“I want to stay, in spite of everything, I’m quite happy here. On and off the field. Liverpool is one of the biggest clubs in Europe, a club with a lot of history.” So said Luis Suarez in an interview with Uruguay newspaper El Pais in March 2012. In light of his more recent comments about his future on Merseyside, this is not Suarez’s only quote from that interview that seems incongruous with current events. His claim then that “if you read what they publish on the internet and media, of course you’d think I’m having a very hard experience, but to tell the truth, I’m fine” does not really square with his present assertion that the media “didn’t treat me well … My reason for leaving is not the money. It’s my family and image. I don’t feel comfortable here any more.”
Of course, recent developments have shown the falseness of most of Suarez’s claims.
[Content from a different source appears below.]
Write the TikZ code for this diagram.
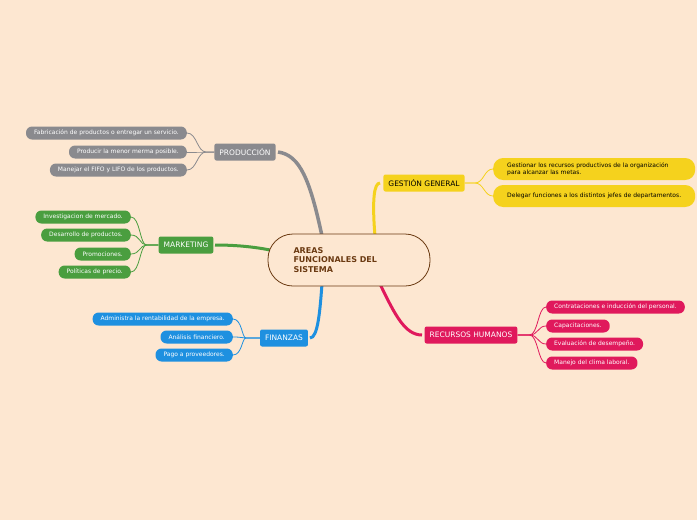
\documentclass[tikz,border=0pt]{standalone}
\usepackage{fontspec}
\setmainfont{DejaVu Sans}
\begin{document}
\begin{tikzpicture}[x=1pt,y=-1pt,
  leaf/.style={rounded corners=6pt,minimum height=13pt,inner xsep=8pt,inner ysep=1pt,font=\fontsize{6}{7}\selectfont,text=white},
  branch/.style={rounded corners=2pt,minimum height=17pt,inner xsep=5pt,font=\fontsize{7.5}{9}\selectfont,text=white},
  thin/.style={line width=0.8pt}]
\definecolor{bg}{HTML}{FDE7D1}
\definecolor{cgray}{HTML}{8A8A8E}
\definecolor{cgreen}{HTML}{4A9E3F}
\definecolor{cblue}{HTML}{1E90E0}
\definecolor{cyel}{HTML}{F5D21D}
\definecolor{cpink}{HTML}{E0195C}
\definecolor{brn}{HTML}{6B3A12}
\fill[bg] (0,0) rectangle (697,520);
\useasboundingbox (0,0) rectangle (697,520);
\coordinate (xp) at (197,0);
\coordinate (xm) at (140,0);
\coordinate (xf) at (242,0);
\coordinate (xg) at (484,0);
\coordinate (xr) at (538,0);
% main connectors
\draw[cgray,line width=3.5pt] (322,236) .. controls (310,180) and (300,155) .. (278,152);
\draw[cgreen,line width=3pt] (270,250) .. controls (250,246) and (230,245) .. (215,245);
\draw[cblue,line width=3pt] (322,284) .. controls (320,310) and (318,338) .. (310,338);
\draw[cyel,line width=3pt] (375,236) .. controls (372,200) and (374,183) .. (380,183);
\draw[cpink,line width=3pt] (380,284) .. controls (395,315) and (405,335) .. (422,335);
\node[draw=brn,fill=bg,rounded corners=25pt,line width=0.8pt,minimum width=162pt,minimum height=52pt] (c) at (349,260) {};
\node[anchor=west,align=left,text=brn,font=\fontsize{8}{9.5}\selectfont\bfseries] (ct) at (290,260) {AREAS\\FUNCIONALES DEL\\SISTEMA};
% branches
\node[branch,fill=cgray] (p) at (245,152) {PRODUCCIÓN};
\node[branch,fill=cgreen] (m) at (186,245) {MARKETING};
\node[branch,fill=cblue] (f) at (284,338) {FINANZAS};
\node[branch,fill=cyel,text=black] (g) at (424,183) {GESTIÓN GENERAL};
\node[branch,fill=cpink] (r) at (471,335) {RECURSOS HUMANOS};
% produccion leaves
\node[leaf,fill=cgray,anchor=east] (p1) at (187,133) {Fabricación de productos o entregar un servicio.};
\node[leaf,fill=cgray,anchor=east] (p2) at (187,152) {Producir la menor merma posible.};
\node[leaf,fill=cgray,anchor=east] (p3) at (187,170) {Manejar el FIFO y LIFO de los productos.};
\foreach \n in {p1,p2,p3} \draw[cgray,thin] (p.west) -- ++(-8,0) .. controls (197,152) and (\n.east -| xp) .. (\n.east);
% marketing
\node[leaf,fill=cgreen,anchor=east] (m1) at (131,217) {Investigacion de mercado.};
\node[leaf,fill=cgreen,anchor=east] (m2) at (131,235) {Desarrollo de productos.};
\node[leaf,fill=cgreen,anchor=east] (m3) at (131,254) {Promociones.};
\node[leaf,fill=cgreen,anchor=east] (m4) at (131,272) {Políticas de precio.};
\foreach \n in {m1,m2,m3,m4} \draw[cgreen,thin] (m.west) -- ++(-12,0) .. controls (140,245) and (\n.east -| xm) .. (\n.east);
% finanzas
\node[leaf,fill=cblue,anchor=east] (f1) at (233,319) {Administra la rentabilidad de la empresa.};
\node[leaf,fill=cblue,anchor=east] (f2) at (233,337) {Análisis financiero.};
\node[leaf,fill=cblue,anchor=east] (f3) at (233,355) {Pago a proveedores.};
\foreach \n in {f1,f2,f3} \draw[cblue,thin] (f.west) -- ++(-14,0) .. controls (242,338) and (\n.east -| xf) .. (\n.east);
% gestion
\node[leaf,fill=cyel,text=black,anchor=west,minimum width=202pt,minimum height=22pt,rounded corners=10pt,align=left,inner xsep=14pt,text width=174pt] (g1) at (493,169) {Gestionar los recursos productivos de la organización para alcanzar las metas.};
\node[leaf,fill=cyel,text=black,anchor=west,minimum width=202pt,minimum height=22pt,rounded corners=10pt,align=left,inner xsep=14pt,text width=174pt] (g2) at (493,196) {Delegar funciones a los distintos jefes de departamentos.};
\foreach \n in {g1,g2} \draw[cyel,thin] (g.east) -- ++(10,0) .. controls (484,183) and (\n.west -| xg) .. (\n.west);
% rrhh
\node[leaf,fill=cpink,anchor=west] (r1) at (546,307) {Contrataciones e inducción del personal.};
\node[leaf,fill=cpink,anchor=west] (r2) at (546,326) {Capacitaciones.};
\node[leaf,fill=cpink,anchor=west] (r3) at (546,344) {Evaluación de desempeño.};
\node[leaf,fill=cpink,anchor=west] (r4) at (546,363) {Manejo del clima laboral.};
\foreach \n in {r1,r2,r3,r4} \draw[cpink,thin] (r.east) -- ++(12,0) .. controls (538,335) and (\n.west -| xr) .. (\n.west);
\end{tikzpicture}
\end{document}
It has been pointed out several times in recent days that, for someone whose expressed desire was to escape from the British media, a move to London, home of the British press and custodian of an atmosphere far more intense than you could find in the North-West, may not be the perfect solution. Whether his desire to move to Arsenal is borne of money or of the prospect of Champions League football, it is clear now that Suarez’s words, both in 2012 and in May of this year, cannot be taken at face value. For whatever reason, the Uruguayan is intent on leaving the club that stood by him so resolutely, to the detriment of their own image, through his accusation of racism and the subsequent eight-match ban. Even now, the club seems insistent on keeping their striker, with managing director Ian Ayre stating that “[i]t’s our job to convince Luis that this is the right place.”
A quick glance at the other unfolding British transfer saga of this summer would suggest, however, that Liverpool would do better to cut their losses and be done with Suarez: the situation Manchester United currently find themselves in with Wayne Rooney is an indication of what Liverpool’s position in a couple of years’ time will be if they manage to retain the Uruguayan. In 2010, Rooney’s stated reasons for wanting to leave United were that David Gill “did not give me any of the assurances I was seeking about the future squad” and that “for me its all about winning trophies”. In 2013, three trophies later, and despite the signing of Robin van Persie, Rooney again has expressed his desire to leave Old Trafford.
The irony of the situation is that Rooney’s reason for wanting out this time is that he is no longer United’s star player, and cannot guarantee starting every game in his preferred position, something partly caused by the signing of van Persie, exactly the sort of player that Rooney demanded to see back in 2010.
United, back then, managed to persuade Rooney to stay, thanks to the temptation of a £250,000 a-week contract, but the efforts they went to in order to keep the forward did not buy any loyalty from Rooney – it was merely a stop-gap measure, precisely the sort of measure that Liverpool will have achieved even if they somehow manage to hold on to Suarez this summer. They may be able to tie him down for a couple more years, but that will not mean that Suarez’s eye, and that of his agent, will not be elsewhere, willing to take the merest hint of a slight on his reputation as an invitation to angle for another move. When a player successfully holds a club to ransom, as Rooney did to United, they hold the upper hand, and it will only be a matter of time before the next “reason” for wanting to leave comes about.
Liverpool fans are concerned about what impact Suarez’s departure will have on the team, but if Liverpool, and manager Brendan Rogers, hold firm, insist that no one player is bigger than the club, and allow Suarez to leave, then it could be the making, rather than the breaking, of Rogers’ tenure at Anfield. There is no doubt that the Liverpool squad would be a weaker one without Suarez, but their performances at the end of last season, when bereft of Suarez due to another one of his indiscretions, showed that Liverpool are not simply a one-man team. Rogers has invested wisely so far this summer, and any transfer fee gained from selling Suarez could be put to good use. Rogers is trying to build a new dynasty at Liverpool, and this can far more easily be achieved by the sale of a player whose heart has left Anfield and will never return.
All those Liverpool fans who believe that, should their club hold on to Suarez this summer, his loyalty to Liverpool will be anything other than ephemeral, should remember Rooney’s words on signing his multi-million pound contract at United in October 2010, having supposedly resolved his differences with the club: “I am signing a new deal in the absolute belief that the management, coaching staff, board and owners are totally committed to making sure United maintains its proud winning history – which is the reason I joined the club in the first place.” For United fans, who have stuck with Rooney through thick and thin, those words now ring tiresomely hollow.